* **Goal**
Output the entries word for word. Omit images.

* **Dataset extract**
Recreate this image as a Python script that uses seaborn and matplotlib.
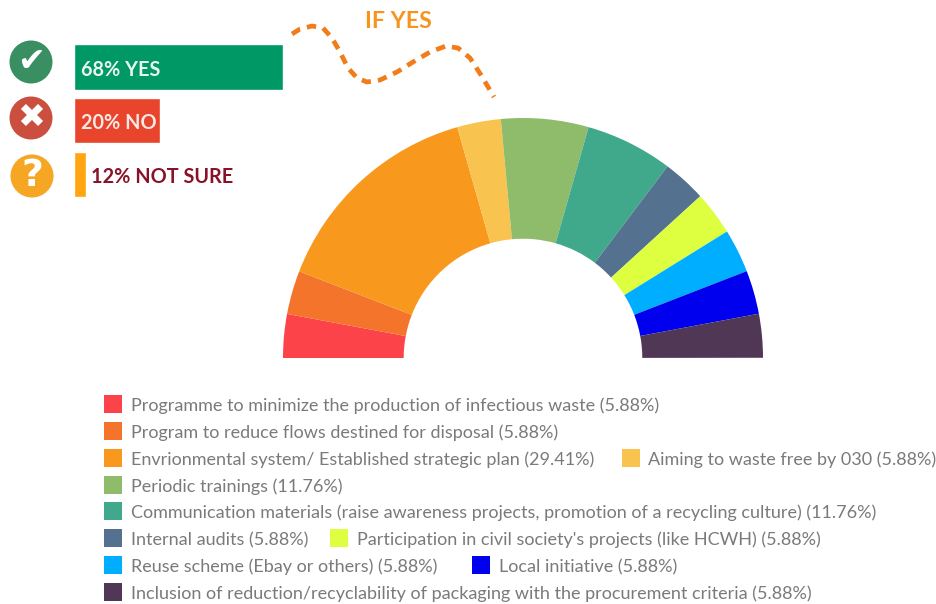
# plot.py
import matplotlib
matplotlib.use('Agg')
import matplotlib.pyplot as plt
import pandas as pd
import seaborn as sns

W, H = 936, 604

answers = ['68% YES', '20% NO', '12% NOT SURE']
# bar lengths as drawn in the picture (not proportional to the printed labels)
answer_lengths = [68, 28, 4]
answer_colors = ['#009966', '#E8452C', '#FFA50F']
answer_text_colors = ['#E9F5EF', '#FBE9E4', '#8A1228']
icon_colors = ['#3A8F62', '#CB4F3E', '#F5A623']
icon_glyphs = ['✔', '✖', '?']

measures = [
    'Programme to minimize the production of infectious waste (5.88%)',
    'Program to reduce flows destined for disposal (5.88%)',
    'Envrionmental system/ Established strategic plan (29.41%)',
    'Aiming to waste free by 030 (5.88%)',
    'Periodic trainings (11.76%)',
    'Communication materials (raise awareness projects, promotion of a recycling culture) (11.76%)',
    'Internal audits (5.88%)',
    "Participation in civil society's projects (like HCWH) (5.88%)",
    'Reuse scheme (Ebay or others) (5.88%)',
    'Local initiative (5.88%)',
    'Inclusion of reduction/recyclability of packaging with the procurement criteria (5.88%)',
]
shares = [5.88, 5.88, 29.41, 5.88, 11.76, 11.76, 5.88, 5.88, 5.88, 5.88, 5.88]
measure_colors = ['#FC4349', '#F4742B', '#F8981D', '#F8C44F', '#8FBC6B', '#41A98B',
                  '#54718F', '#DDFF3F', '#00AEFF', '#0000EE', '#503755']

# legend layout in pixels: (x of swatch, x of text, y)
legend_slots = [(104, 131, 404), (104, 131, 431), (104, 131, 458), (622, 648, 458),
                (104, 131, 484.5), (104, 131, 511), (104, 131, 538), (330, 357, 538),
                (104, 131, 565), (472, 499, 565), (104, 131, 591.5)]

curve_x = [292, 300, 312, 323, 332, 340, 348, 357, 367, 380, 397, 413, 430, 446, 458, 470, 481, 494]
curve_y = [34, 29, 26, 28, 38, 52, 68, 78, 82, 80, 72, 62, 52, 46, 48, 58, 75, 97]

sns.set_theme(style='white')
plt.rcParams['font.family'] = ['Lato', 'DejaVu Sans']

fig = plt.figure(figsize=(W / 100, H / 100), dpi=100, facecolor='white')

# overlay in pixel coordinates for the decoration and legend
page = fig.add_axes([0, 0, 1, 1])
page.set_xlim(0, W)
page.set_ylim(H, 0)
page.axis('off')

# half donut
cx, cy, r = 523, 358, 240
donut = fig.add_axes([(cx - r) / W, (H - cy - r) / H, 2 * r / W, 2 * r / H])
donut.pie([s / 200 for s in shares], colors=measure_colors, startangle=180, counterclock=False,
          radius=1, normalize=False, wedgeprops={'width': 0.503, 'linewidth': 0})
donut.set_xlim(-1, 1)
donut.set_ylim(-1, 1)

# answer bars
df = pd.DataFrame({'answer': answers, 'length': answer_lengths})
bars = fig.add_axes([74 / W, (H - 201.4) / H, 307 / W, 161.3 / H])
bars.patch.set_alpha(0)
sns.barplot(data=df, x='length', y='answer', hue='answer', palette=answer_colors,
            width=0.84, legend=False, saturation=1, ax=bars)
bars.set_xlim(0, 100)
bars.set_ylim(2.5, -0.5)
bars.axis('off')
for i, label in enumerate(answers):
    x = 2.3 if i < 2 else 5.5
    bars.text(x, i + 0.05, label, color=answer_text_colors[i], fontsize=14.3, fontweight='bold',
              va='center', ha='left')

# icons
icon_y = [62, 118, 176]
page.scatter([31, 31, 32], icon_y, s=[(2 * 21.5 * 0.72) ** 2] * 3, c=icon_colors, linewidths=0)
for x, y, glyph, size in zip([31, 31, 32], icon_y, icon_glyphs, [24, 24, 27]):
    page.text(x, y, glyph, color='white', fontsize=size, fontweight='bold', ha='center', va='center',
              family=['DejaVu Sans'])

# if yes
page.plot(curve_x, curve_y, color='#F07D1A', lw=3.4, ls=(0, (2.0, 1.5)))
page.text(398, 21, 'IF YES', color='#F7941E', fontsize=16.7, fontweight='bold', ha='center', va='center')

# legend
for (sx, tx, y), label, color in zip(legend_slots, measures, measure_colors):
    page.add_patch(plt.Rectangle((sx, y - 9), 18, 18, color=color, lw=0))
    page.text(tx, y + 2, label, color='#7A7A7A', fontsize=13, ha='left', va='center')

fig.savefig('out.png', dpi=100)
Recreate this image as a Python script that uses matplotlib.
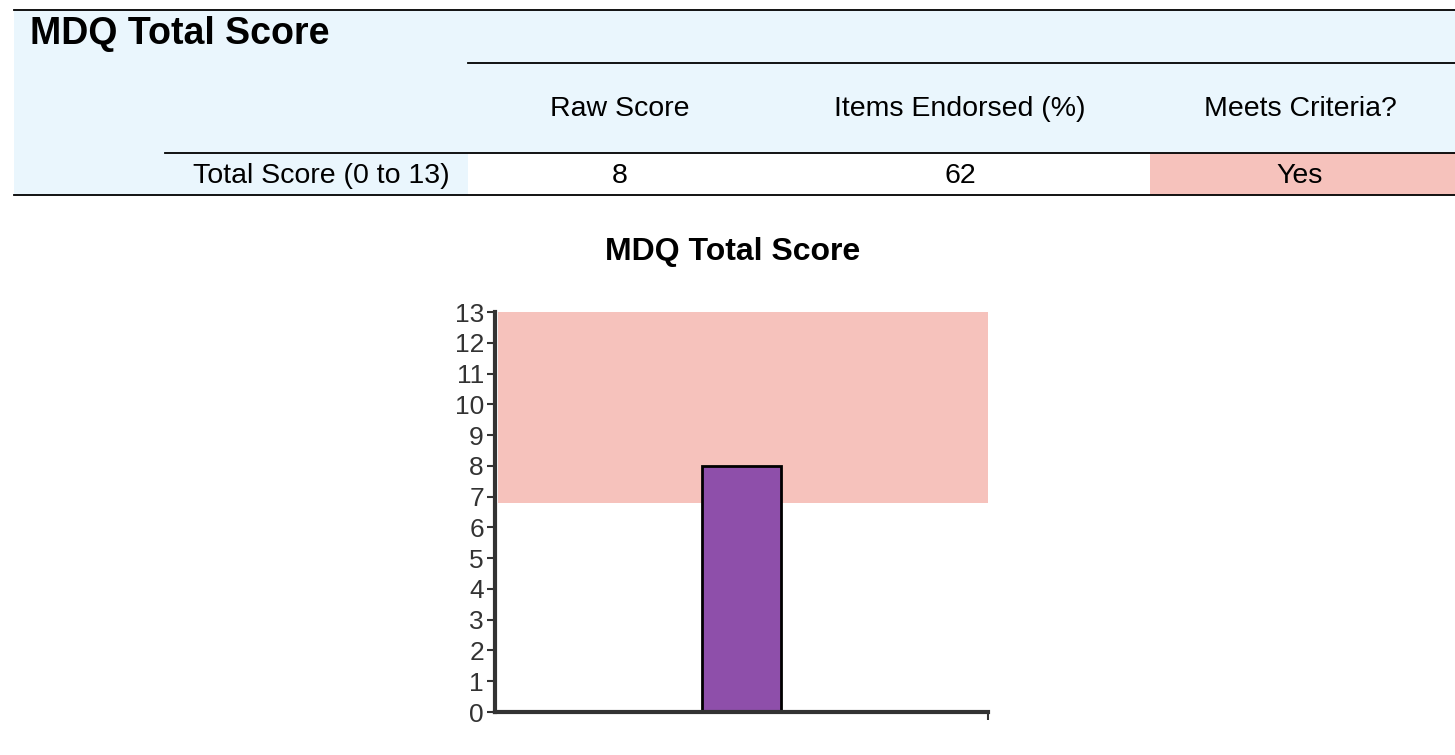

* **Exercise response**
Recreate this image as a Python script that uses seaborn and matplotlib.
# plot.py
import matplotlib
matplotlib.use('Agg')
import matplotlib.pyplot as plt
import pandas as pd
import seaborn as sns

W, H = 936, 604

answers = ['68% YES', '20% NO', '12% NOT SURE']
# bar lengths as drawn in the picture (not proportional to the printed labels)
answer_lengths = [68, 28, 4]
answer_colors = ['#009966', '#E8452C', '#FFA50F']
answer_text_colors = ['#E9F5EF', '#FBE9E4', '#8A1228']
icon_colors = ['#3A8F62', '#CB4F3E', '#F5A623']
icon_glyphs = ['✔', '✖', '?']

measures = [
    'Programme to minimize the production of infectious waste (5.88%)',
    'Program to reduce flows destined for disposal (5.88%)',
    'Envrionmental system/ Established strategic plan (29.41%)',
    'Aiming to waste free by 030 (5.88%)',
    'Periodic trainings (11.76%)',
    'Communication materials (raise awareness projects, promotion of a recycling culture) (11.76%)',
    'Internal audits (5.88%)',
    "Participation in civil society's projects (like HCWH) (5.88%)",
    'Reuse scheme (Ebay or others) (5.88%)',
    'Local initiative (5.88%)',
    'Inclusion of reduction/recyclability of packaging with the procurement criteria (5.88%)',
]
shares = [5.88, 5.88, 29.41, 5.88, 11.76, 11.76, 5.88, 5.88, 5.88, 5.88, 5.88]
measure_colors = ['#FC4349', '#F4742B', '#F8981D', '#F8C44F', '#8FBC6B', '#41A98B',
                  '#54718F', '#DDFF3F', '#00AEFF', '#0000EE', '#503755']

# legend layout in pixels: (x of swatch, x of text, y)
legend_slots = [(104, 131, 404), (104, 131, 431), (104, 131, 458), (622, 648, 458),
                (104, 131, 484.5), (104, 131, 511), (104, 131, 538), (330, 357, 538),
                (104, 131, 565), (472, 499, 565), (104, 131, 591.5)]

curve_x = [292, 300, 312, 323, 332, 340, 348, 357, 367, 380, 397, 413, 430, 446, 458, 470, 481, 494]
curve_y = [34, 29, 26, 28, 38, 52, 68, 78, 82, 80, 72, 62, 52, 46, 48, 58, 75, 97]

sns.set_theme(style='white')
plt.rcParams['font.family'] = ['Lato', 'DejaVu Sans']

fig = plt.figure(figsize=(W / 100, H / 100), dpi=100, facecolor='white')

# overlay in pixel coordinates for the decoration and legend
page = fig.add_axes([0, 0, 1, 1])
page.set_xlim(0, W)
page.set_ylim(H, 0)
page.axis('off')

# half donut
cx, cy, r = 523, 358, 240
donut = fig.add_axes([(cx - r) / W, (H - cy - r) / H, 2 * r / W, 2 * r / H])
donut.pie([s / 200 for s in shares], colors=measure_colors, startangle=180, counterclock=False,
          radius=1, normalize=False, wedgeprops={'width': 0.503, 'linewidth': 0})
donut.set_xlim(-1, 1)
donut.set_ylim(-1, 1)

# answer bars
df = pd.DataFrame({'answer': answers, 'length': answer_lengths})
bars = fig.add_axes([74 / W, (H - 201.4) / H, 307 / W, 161.3 / H])
bars.patch.set_alpha(0)
sns.barplot(data=df, x='length', y='answer', hue='answer', palette=answer_colors,
            width=0.84, legend=False, saturation=1, ax=bars)
bars.set_xlim(0, 100)
bars.set_ylim(2.5, -0.5)
bars.axis('off')
for i, label in enumerate(answers):
    x = 2.3 if i < 2 else 5.5
    bars.text(x, i + 0.05, label, color=answer_text_colors[i], fontsize=14.3, fontweight='bold',
              va='center', ha='left')

# icons
icon_y = [62, 118, 176]
page.scatter([31, 31, 32], icon_y, s=[(2 * 21.5 * 0.72) ** 2] * 3, c=icon_colors, linewidths=0)
for x, y, glyph, size in zip([31, 31, 32], icon_y, icon_glyphs, [24, 24, 27]):
    page.text(x, y, glyph, color='white', fontsize=size, fontweight='bold', ha='center', va='center',
              family=['DejaVu Sans'])

# if yes
page.plot(curve_x, curve_y, color='#F07D1A', lw=3.4, ls=(0, (2.0, 1.5)))
page.text(398, 21, 'IF YES', color='#F7941E', fontsize=16.7, fontweight='bold', ha='center', va='center')

# legend
for (sx, tx, y), label, color in zip(legend_slots, measures, measure_colors):
    page.add_patch(plt.Rectangle((sx, y - 9), 18, 18, color=color, lw=0))
    page.text(tx, y + 2, label, color='#7A7A7A', fontsize=13, ha='left', va='center')

fig.savefig('out.png', dpi=100)
Recreate this image as a Python script that uses matplotlib.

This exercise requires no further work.